The Nutcracker is not the only ballet that can give you a magical atmosphere and a festive mood before the New Year holidays. Children will surely like these ballets too.
The Snow Maiden to music by Tchaikovsky
This production is based on the play of the same name by Alexander Ostrovsky. In 1961, the ballet to the music by Tchaikovsky was given in London; two years later, the choreographer Vladimir Burmeister transferred The Snow Maiden to the stage of the Stanislavsky and Nemirovich-Danchenko Music Theater.
You can go see this performance with a preschooler as its recommended age rating is 6+. The scenery recreates on stage the enchanting world of the tale the children know well: a fairy forest covered in snow, a mound of earth along the walls of the peasant's house and frost patterns. The story of the Snow Maiden has a sad ending, but young viewers will certainly understand the metaphor of the changing seasons and appreciate the choice that the main character made for the sake of her feeling. The ballet features several works by Pyotr Ilyich Tchaikovsky, and this also makes the production important for the cultural and aesthetic education of the future connoisseurs of art.
Cinderella to music by Sergei Prokofiev
The modern version of the classic 1945 production can be seen at the Mikhailovsky Theater in St. Petersburg in December 2021 and January 2022. The ballet was reconstructed by Mikhail Messerer and choreographed by Rostislav Zakharov. The three-act performance is designed for viewers over 6 years old.
Charles Perrault's fairy tale is set not on New Year's Eve, it is not associated with any season at all. However, this magical plot is able to immerse you in the atmosphere of expectation of a miracle, and the recreated scenes of the magnificent ball can remind you of the holiday that both adults and children love so much.
Besides, modern young viewers will surely appreciate the digital scenery of the show. They are made in the form of projections creating colorful multidimensional images. And the huge projection of the clock striking midnight will have a special meaning in the context of the New Year holidays.
The Winter's Tale to music by Joby Talbot
The audience first saw this production at London's Covent Garden in 2014; a premiere in Toronto followed. Five years later, the ballet was transferred to the Bolshoi Theater stage.
The performance is based on a late play by Shakespeare; the music was written by the British composer Joby Talbot. The choreographer, Christopher Wheeldon, is from Britain too, they had already worked with Talbot on Alice's Adventures in Wonderland. Both productions share a solid literary foundation and a distinctive English style.
The ballet is aimed at audiences over 12 years old. The plot is built around a story of two kings who were friends in childhood, but later, by the will of fate, their paths parted. According to the laws of Shakespeare's poetics, passions are raging on stage: the oppressive king is jealous of his spouse for his childhood friend, many trials and sufferings are in store for the characters.
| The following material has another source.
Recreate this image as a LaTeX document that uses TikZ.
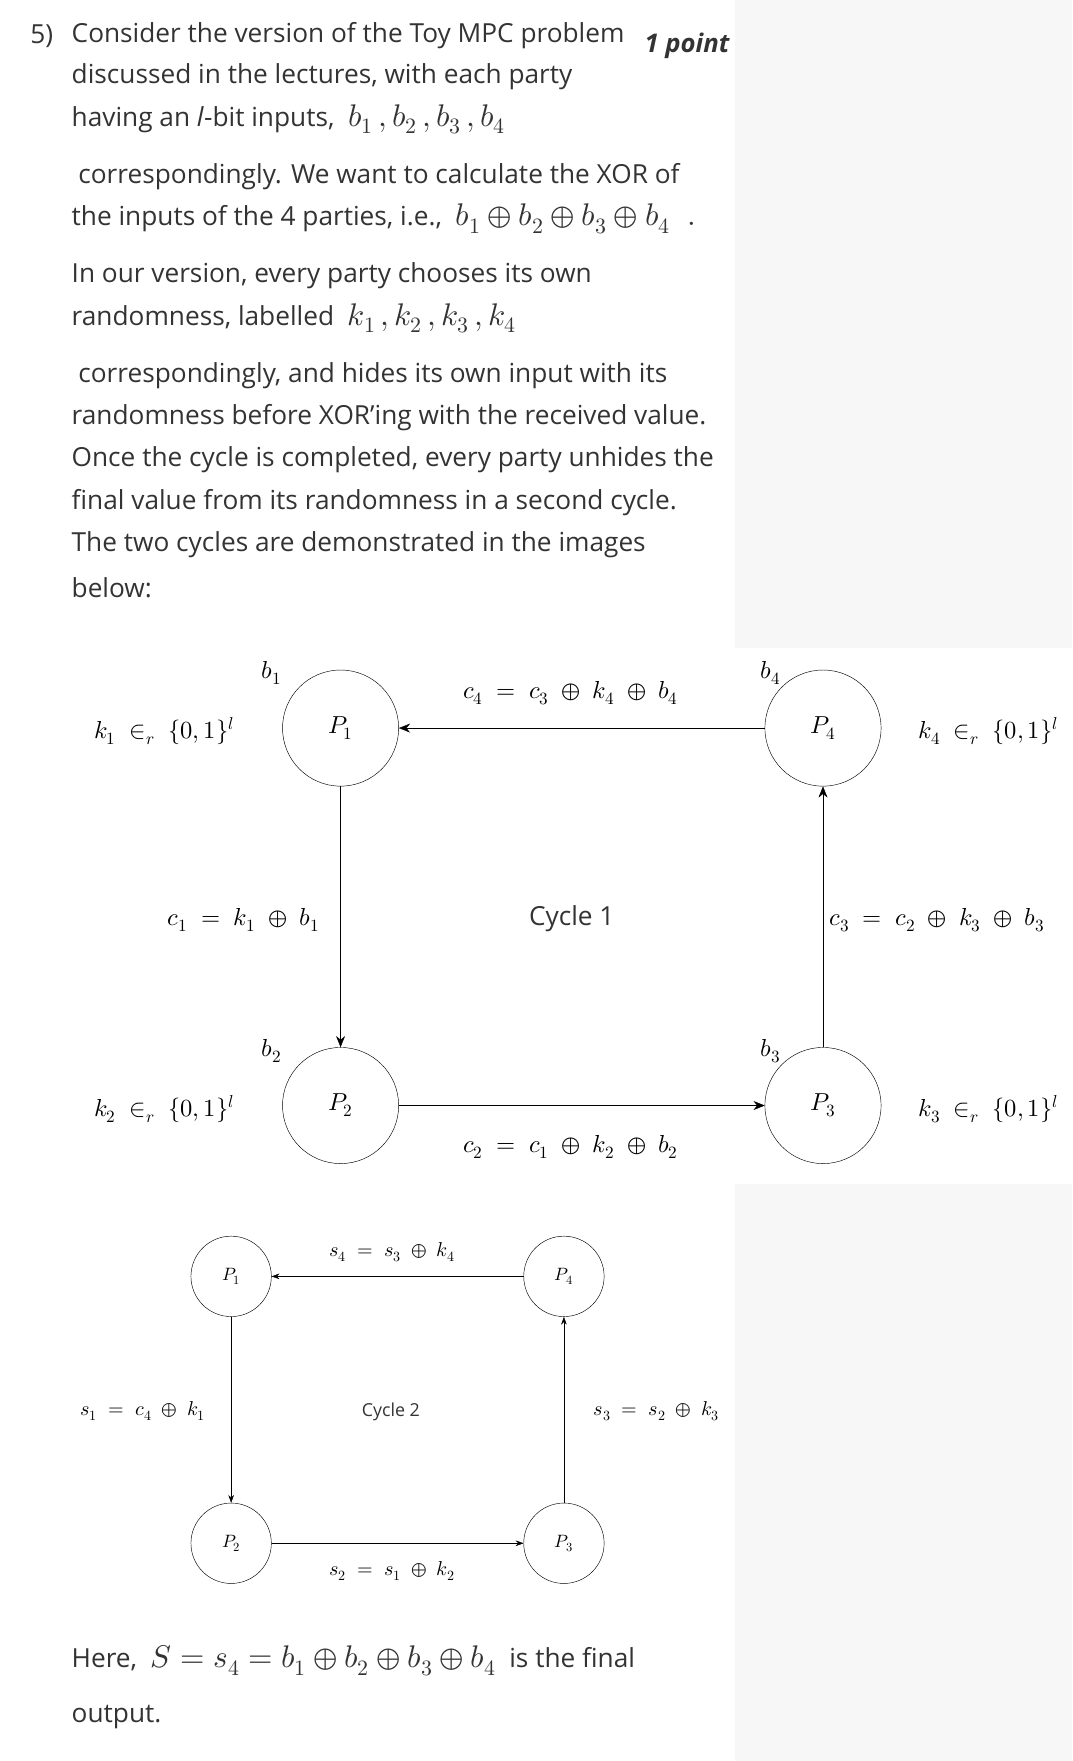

The story unfolds in the fantastic scenery of the magical land of Bohemia. The tree of wishes became one of the symbols of the play - choreographer Christopher Wheeldon once called it “an amazing symbol of life”.
This production doesn’t have any traditional New Year's attributes, but the very atmosphere of a magical land in December and January is perceived in a special way, because the New Year is a time of miracles.